Information shown
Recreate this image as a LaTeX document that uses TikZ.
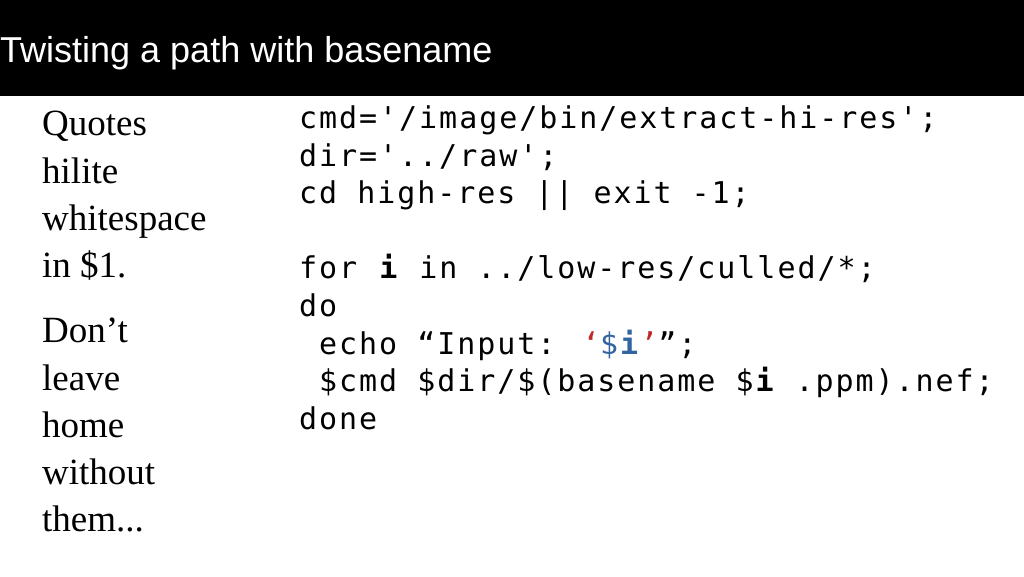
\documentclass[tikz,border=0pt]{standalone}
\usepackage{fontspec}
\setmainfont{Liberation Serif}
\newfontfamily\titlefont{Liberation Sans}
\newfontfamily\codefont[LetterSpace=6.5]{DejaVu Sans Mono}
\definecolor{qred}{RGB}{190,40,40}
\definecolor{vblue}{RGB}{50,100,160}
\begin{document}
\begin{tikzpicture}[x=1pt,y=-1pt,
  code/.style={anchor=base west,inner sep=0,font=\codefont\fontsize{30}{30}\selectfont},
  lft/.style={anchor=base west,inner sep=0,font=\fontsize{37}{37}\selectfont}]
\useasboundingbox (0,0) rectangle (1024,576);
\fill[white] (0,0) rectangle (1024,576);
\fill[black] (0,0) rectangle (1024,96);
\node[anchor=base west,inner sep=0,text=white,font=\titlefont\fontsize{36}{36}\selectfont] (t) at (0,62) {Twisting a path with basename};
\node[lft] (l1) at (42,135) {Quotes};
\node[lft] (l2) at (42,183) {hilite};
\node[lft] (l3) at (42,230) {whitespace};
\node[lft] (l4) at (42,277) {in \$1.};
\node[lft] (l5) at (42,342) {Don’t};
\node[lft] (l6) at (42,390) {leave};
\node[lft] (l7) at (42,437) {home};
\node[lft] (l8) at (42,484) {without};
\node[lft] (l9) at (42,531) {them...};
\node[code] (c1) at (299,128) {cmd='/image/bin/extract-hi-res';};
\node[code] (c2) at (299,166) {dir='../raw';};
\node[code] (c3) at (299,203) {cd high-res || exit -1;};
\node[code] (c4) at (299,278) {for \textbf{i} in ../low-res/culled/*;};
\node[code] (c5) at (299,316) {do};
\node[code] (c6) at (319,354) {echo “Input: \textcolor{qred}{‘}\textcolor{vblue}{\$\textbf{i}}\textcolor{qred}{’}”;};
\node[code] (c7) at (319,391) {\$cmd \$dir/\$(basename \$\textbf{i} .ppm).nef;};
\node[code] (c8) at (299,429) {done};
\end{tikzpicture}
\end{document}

Task description
Quote the full listing above word for word; exclude every picture from the copy.

Finished exercise
Recreate this image as a LaTeX document that uses TikZ.
\documentclass[tikz,border=0pt]{standalone}
\usepackage{fontspec}
\setmainfont{Liberation Serif}
\newfontfamily\titlefont{Liberation Sans}
\newfontfamily\codefont[LetterSpace=6.5]{DejaVu Sans Mono}
\definecolor{qred}{RGB}{190,40,40}
\definecolor{vblue}{RGB}{50,100,160}
\begin{document}
\begin{tikzpicture}[x=1pt,y=-1pt,
  code/.style={anchor=base west,inner sep=0,font=\codefont\fontsize{30}{30}\selectfont},
  lft/.style={anchor=base west,inner sep=0,font=\fontsize{37}{37}\selectfont}]
\useasboundingbox (0,0) rectangle (1024,576);
\fill[white] (0,0) rectangle (1024,576);
\fill[black] (0,0) rectangle (1024,96);
\node[anchor=base west,inner sep=0,text=white,font=\titlefont\fontsize{36}{36}\selectfont] (t) at (0,62) {Twisting a path with basename};
\node[lft] (l1) at (42,135) {Quotes};
\node[lft] (l2) at (42,183) {hilite};
\node[lft] (l3) at (42,230) {whitespace};
\node[lft] (l4) at (42,277) {in \$1.};
\node[lft] (l5) at (42,342) {Don’t};
\node[lft] (l6) at (42,390) {leave};
\node[lft] (l7) at (42,437) {home};
\node[lft] (l8) at (42,484) {without};
\node[lft] (l9) at (42,531) {them...};
\node[code] (c1) at (299,128) {cmd='/image/bin/extract-hi-res';};
\node[code] (c2) at (299,166) {dir='../raw';};
\node[code] (c3) at (299,203) {cd high-res || exit -1;};
\node[code] (c4) at (299,278) {for \textbf{i} in ../low-res/culled/*;};
\node[code] (c5) at (299,316) {do};
\node[code] (c6) at (319,354) {echo “Input: \textcolor{qred}{‘}\textcolor{vblue}{\$\textbf{i}}\textcolor{qred}{’}”;};
\node[code] (c7) at (319,391) {\$cmd \$dir/\$(basename \$\textbf{i} .ppm).nef;};
\node[code] (c8) at (299,429) {done};
\end{tikzpicture}
\end{document}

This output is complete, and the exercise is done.